Archive for Found color

Rainbow sightings and joy in the natural vs. built environment

6 March 2009

This morning’s joy discovery: a whole site dedicated to pictures of rainbow sightings! There is something so charming about the artist’s desire to establish a collective forum for appreciating these evanescent displays of pure color.

I think the rainbow is one of the truest symbols of joy. Though we know the conditions that produce it, its emergence is always unexpected, and at any age feels somewhat magical. I think this is because it is a visual disruption of the laws that govern our everyday visual experience of the world.

One thing I’ve been wrestling with lately is the way in which joy is so often triggered by natural events and phenomena, both at the macro and micro levels. How then do we create things that bring joy? But it follows that if joy results from a pleasurable disruption of natural laws, then perhaps there is a parallel in the built environment, where joy results from a departure from the laws that govern the designed world. To some extent, these laws are the same. The built environment resides within the natural environment, so both are subject to laws of physics and to the limits of our perceptual capabilities. However, there are conventions that govern the behavior of the built environment, and perhaps unlocking some of these codes will suggest ways to integrate more joyful patterns of design.

Nature never clashes

13 February 2009

I’ve been thinking a lot about color lately, with respect to joy but also just in general. Yesterday in our thesis session we were talking about the spontaneous ways we visualize abstract concepts. Jennie (a designer-friend in my program) is synesthete so she smells colors, while Fred (Blumlein, my advisor), sees time in his brain like a pathway to the horizon, like the time machine function in a mac. This allows him to see all sorts of connections in historical ideas and events that come together more synthetically than chronologically. I couldn’t think of what my spontaneous visualizations were, but this morning it hit me – I see (and sometimes smell) days in terms of color.

It doesn’t happen every day, but sometimes I walk outside and it’s just an orange day. It’s not that the light is orange or anything, but that there’s just something about the day that feels orange. And then I get to the studio and I realize I’m wearing orange, without even realizing I put it on. There’s not even any good or bad to the colors of the days. It’s not like a pink day is happier than a blue day, or a yellow day is more intense than a gray one. It’s just an intangible set of feelings that makes one day feel a certain way. Is that weird? Probably, but fortunately design is pretty accepting of weirdness.

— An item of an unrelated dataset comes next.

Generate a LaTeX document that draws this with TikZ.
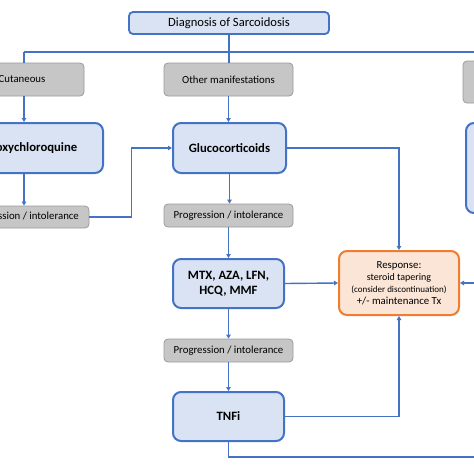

Anyway, back to the subject of this post… In all my thinking about color, I was reminded of something Mark Goetz (my furniture professor) had said last semester. He pointed out that colors in nature never clashed, which I thought was both incredibly obvious and incredibly insightful at the same time. Colors in nature don’t clash, even when, as in the photo of a New Zealand sulfur pool above, they are absurdly odd and intense.

Found color

9 November 2008

At the bottom of the blackberry box…

Found color: J Crew online lookbook

20 October 2008

J Crew’s online lookbook has me oohing and aahing today over the arresting color palettes in the layouts.

Urban abstraction

4 October 2008

The urban environment – particularly New York City – provides ample opportunity to view a landscape pared down to the basic formal elements of line, plane, color, and negative space. It was a striking observation that photographer Randy West made of the horizontal blocks of the city’s gridded streets – that in the dimming light of dusk, this abstraction comes to the forefront. With the forms of skyscrapers silhouetted in in black, the power of the terrain in fact becomes inverted, and the negative shape of the sky takes on a new prominence. New York Times writer Bonnie Yochelson points out that these take on the shapes of “upside-down skyscrapers” which is a beautiful way of calling attention to the powerful presence of  negative space, particularly in our cityscape, which is so assertive in its verticality. It’s also an interesting statement, though, because it reveals our difficulty with processing the idea of negative volume; in fact, we rarely talk about space without talking about ways to fill it – either with physical matter, or with meaning.

This topic has me in its thrall this year because I’m taking a two-part series of courses in Space Analysis. At Pratt, there is phenomenal emphasis on form, such that two semesters of hands-on work in abstract design (or as we call it, 3D) is required for every student in the ID department. After a year of focusing on form, it is a true challenge to train your eye to notice negative volume, which we often think of as invisible, and a void. But by definition, shaping form also means shaping space, and our reactions to the space may be just as powerful but much more difficult to access and verbalize. I love these photos as very immediate reminder of the presence of negative space in our lives, and the way in change our perspective on the world.